The most highly populated countries were generally not the ones to suffer the heaviest losses. However, losses seem perfectly proportional to number of soldiers engaged, and there is a similar if somewhat less marked correlation to the size of the given population’s labour force.
Demographic mortality and vitality
Conceived by Martine Rousso-Rossmann and edited by Jean-Marc Rohrbasser, Bouleversements démographiques de la Grande Guerre allows for measuring the magnitude of this slaughter and its effects on the French population.
In Part I, entitled “Les sacrifices de la guerre” [what the war sacrificed] François Héran presents a demographic assessment of the Great War (“bilan démographique de la Grande Guerre”) using the most recent and reliable sources. Jacques Vallin then analyses mortality by generation in France. In the following chapter, France Meslé highlights and examines the particular problem of calculating infant mortality indices in a time of war.

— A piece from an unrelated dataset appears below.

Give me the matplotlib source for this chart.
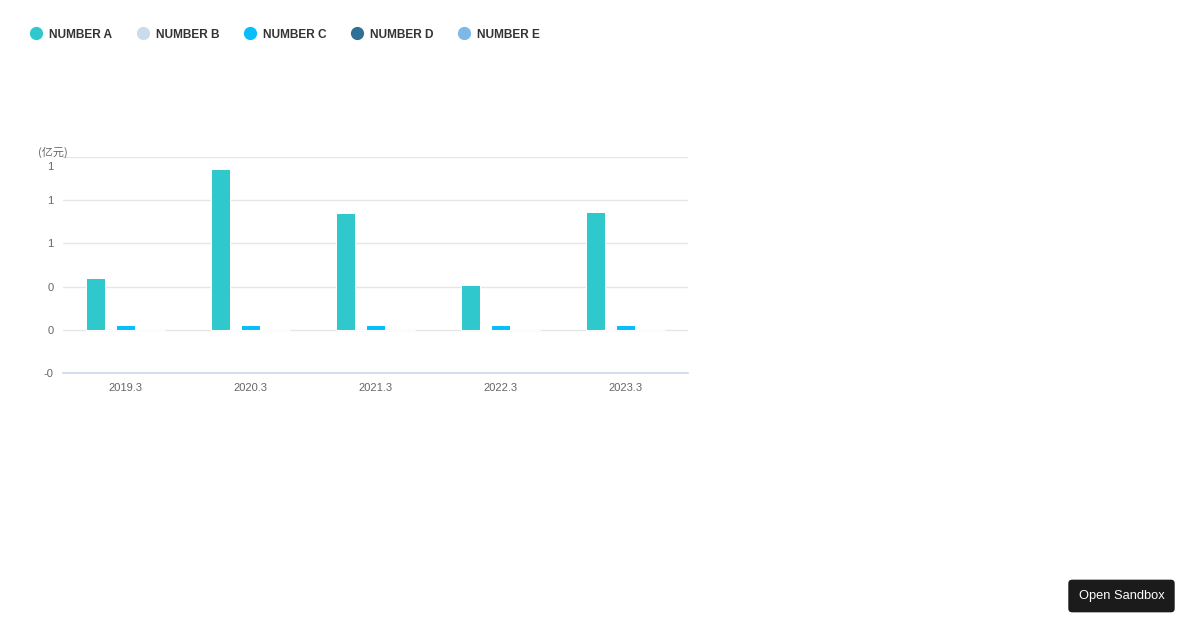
import matplotlib
matplotlib.use("Agg")
import matplotlib.pyplot as plt
import matplotlib.transforms as mtransforms
import numpy as np
from matplotlib.lines import Line2D

plt.rcParams['font.family'] = ['Liberation Sans', 'DejaVu Sans']

categories = ['2019.3', '2020.3', '2021.3', '2022.3', '2023.3']
series_names = ['NUMBER A', 'NUMBER B', 'NUMBER C', 'NUMBER D', 'NUMBER E']
colors = ['#2FC8CC', '#CCDAEE', '#05BEFA', '#2E7096', '#7CB9E8']
number_a = [0.363, 1.117, 0.81, 0.314, 0.816]
number_b = [0.002, 0.002, 0.002, 0.002, 0.002]
number_c = [0.03, 0.03, 0.03, 0.03, 0.03]
number_d = [0.002, 0.002, 0.002, 0.002, 0.002]
number_e = [0.002, 0.002, 0.002, 0.002, 0.002]
yticks = [-0.3, 0, 0.3, 0.6, 0.9, 1.2]
unit_label = '(亿元)'

fig = plt.figure(figsize=(12, 6.3), dpi=100)
ax = fig.add_axes([63 / 1200, 1 - 373 / 630, 625 / 1200, 216 / 630])

x = np.arange(len(categories))
all_series = [number_a, number_b, number_c, number_d, number_e]
step = 0.12
width = 0.152
for i, (vals, col) in enumerate(zip(all_series, colors)):
    ax.bar(x + (i - 2) * step, vals, width=width, color=col,
           edgecolor='white', linewidth=0.75, zorder=3 + i)

ax.set_xlim(-0.5, len(categories) - 0.5)
ax.set_ylim(yticks[0], yticks[-1])
ax.set_xticks(x)
ax.set_xticklabels(categories)
ax.set_yticks(yticks)
ax.set_yticklabels([f"{v:.0f}" if v >= 0 else "-0" for v in yticks])
ax.tick_params(axis='both', length=0, labelsize=8, colors='#666666')
ax.tick_params(axis='x', pad=7.5)
ax.tick_params(axis='y', pad=7)
for s in ax.spines.values():
    s.set_visible(False)
ax.grid(axis='y', color='#e6e6e6', linewidth=1, zorder=0)
ax.axhline(yticks[0], color='#ccd6eb', linewidth=1.2, zorder=2, clip_on=False)

# top label sits a bit lower in the original
top = ax.get_yticklabels()[-1]
top.set_transform(top.get_transform() + mtransforms.ScaledTranslation(0, -9 / 100, fig.dpi_scale_trans))

fig.text(38 / 1200, 1 - 152 / 630, unit_label, fontsize=8, color='#666666',
         family=['Noto Sans CJK SC', 'DejaVu Sans'], va='center', ha='left')

handles = [Line2D([], [], marker='o', linestyle='', markersize=8.5, color=c) for c in colors]
fig.legend(handles, series_names, loc='center left', bbox_to_anchor=(19.5 / 1200, 1 - 34.5 / 630),
           ncol=5, frameon=False, handletextpad=0.6, columnspacing=2.05, handlelength=1.0,
           prop={'size': 8.6, 'weight': 'bold'}, labelcolor='#333333')

fig.text(1121.5 / 1200, 1 - 596 / 630, 'Open Sandbox', fontsize=9.3, color='white',
         ha='center', va='center',
         bbox=dict(boxstyle='round,pad=0.8,rounding_size=0.3', fc='#1b1b1b', ec='none'))

fig.savefig('out.png', dpi=100)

Part II, “La vie malgré tout” [life despite all], studies how the population experienced this trauma. Louis Henry examines what became of young women who had lost their betrothed to the war and widows of remarrying age. Patrick Festy focuses on the war’s impact on French fertility. Peggy Bette studies the particular case of widows and widowhood in Lyon from 1914 to 1924.
Demography in time of war
The first chapter of the book is separate from the rest. It was written by Charles Gide, an economist, in 1916, a moment that he did not know was the central period of the conflict. In a text that is of not only historical but methodological value, he examines how the French population was being redistributed. How are the dead to be counted? And how best to envision population reconstruction?
By taking into account the entire range of demographic consequences brought about by the Great War, this work offers a rare synthesis—the realities and problems discussed in it are seldom handled together—and perhaps the necessary distance for analysing an exceptional historical situation through the prism of demography.